Northwestern Events Calendar

Nov
12
2014

Comfort Women: WWII Sex Slaves, History, Legacy, and Impact on East Asian Relations

When: Wednesday, November 12, 2014
7:00 PM - 8:30 PM CT

Where: Harris Hall, Rom 108, 1881 Sheridan Road, Evanston, IL 60208 map it

Audience: Faculty/Staff - Student - Public - Post Docs/Docs - Graduate Students

Contact: Krzysztof Kozubski  

Group: Buffett Institute for Global Affairs

Category: Lectures & Meetings

Description:

Comfort Women: WWII Sex Slaves, History, Legacy, and Impact on East Asian Relations

Bonnie Oh, Georgetown University

Bonnie Oh is a retired Distinguished Professor of Korean Studies at the Walsh School of Foreign Service.
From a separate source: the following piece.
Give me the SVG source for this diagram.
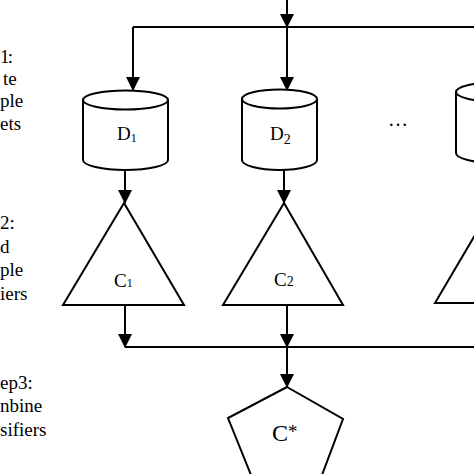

She has written extensively on issues relating to not only Korea but the wider Northeast Asia region. She is a sought-after speaker on the Comfort Women and other subjects on Korean history.

About the Lecture

The phrase, “comfort women” is a euphemism for sex slaves of the Japanese military during WWII in Asia. As the former Secretary of State Hillary Rodham Clinton said in 2012, “comfort women” is too kind an expression for the estimated 200,000 teenage girls and young women who were forced into military sex slavery.

The women were from all over Asia: China, Taiwan, the Philippines, Indonesia, as well as New Zealand and Australia, but 80% of them were Korean. At present only 53 of over 250 registered comfort women in South Korea are still living, hoping for the day they receive an official apology or official compensation from Japan.

The current conservative Japanese government continues to deny the official involvement in creating the system, the coercive nature of the recruitment of women, and the veracity of their story. Such statements by Japan, the perpetrator of the war crime, are threatening the peace among its neighbors, South Korea and China.

Although the number of survivors are dwindling and their years on this planet are numbered, their legacy lives on -- as our continuing struggle for human and women’s rights, for correct historical records for the posterity, and for fostering amicable relations in the Northeast Asian region.